We inherited a beautiful garden plot from the previous owners of our new home. Despite the fact that I know absolutely nothing about gardening, I'm attempting to grow stuff anyway. I've managed to keep four little humans alive for nine plus years, hopefully I can produce a few zucchini. In typical Stephanie style -- damn the torpedoes, full speed ahead!
I planted most of the nursery transplants May 7. My experienced gardener neighbor laughed a little at my 'eagerness' and assured me everything would likely freeze. Oops. Since planting we've had a mix of typical Utah spring weather. In the 70's, then in the 90's, then in the 40's (sigh) all in a two week span . I have a few pumpkin plants that angrily threatened to drop dead of cold, but they are hanging in there.
In the garden so far:
Carrot seeds (just sprouting) Basil sprouts and one Basil transplant Thyme sprouts Mint transplant One Cherry Tomato plant One Roma Tomato plant Bell Pepper (several varieties of green and red) Strawberries Zucchini Pumpkin Acorn Squash Butternut Squash Cantaloupe Eggplant
I still have a grape tomato plant to put in the ground and Bean bush seeds. So far we've only had three casualties -- squash seedlings. I started them indoors and they got super leggy, unlike the few seeds I've directly sowed. Most of the long leggers did just fine once transplanted but a few got snapped off near the base either by the wind, some buggy, or a bird perhaps?
My happiest strawberry plant. They seem unphased by the cooler weather. I bought two varieties. One type is sending out runners like mad and the other is busy making the first batch of little berries. Every plant has now sprouted new growth. Yay! I haven't killed the strawberries (yet).
The peppers also haven't minded the cold. The largest transplant (and older by probably two weeks?) has already flowered once with a little pepper on the way. It looks like several more flowers are budding as well.
The little pumpkin plant that could. You can see the cold damaged outer leaves and then all the new healthy growth in the middle. I wasn't sure if I should cut off the damaged foliage.
I have a patch of ground by the back fence that the children and I spread with wildflower seed and backed with a row of sunflowers. I made the mistake of adding not-fully-composted compost to the plot. So now I have a whole slew of random squash volunteers in my wildflower garden. I can hardly bear to pick them.
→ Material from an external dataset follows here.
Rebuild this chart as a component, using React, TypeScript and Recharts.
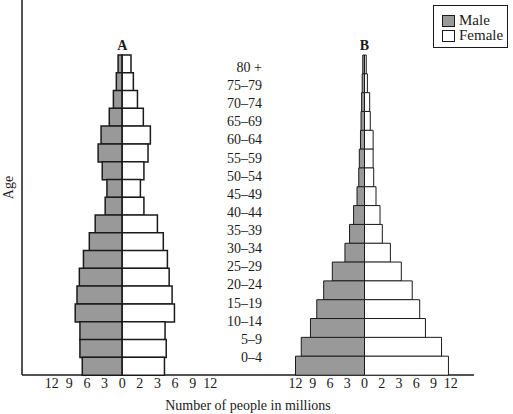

This is just a small sampling (maybe a tenth of the area) *after* thinning a few:
I've also got a little annual flower bed. I'm not sure I did the right thing by planting under two of our fruit trees, but we've dubbed this first year 'the experimental season'. If everything dies then I guess we'll know not to try that again, right? The marigolds and peonies seem quite happy but the begonias haven't fared as well. Nothing has completely turned up leaves and quit on me though.
The children have enjoyed 'helping' me in the garden. Derek weeds and enjoys my daily updates about how everything is growing. William conjures up ways we'll eat the eventual fruits of our labor. Patrick chases butterflies, squashes grasshoppers, and transports our many earthworms from place to place. Samantha aims the hose while I squeeze the trigger. Life is good.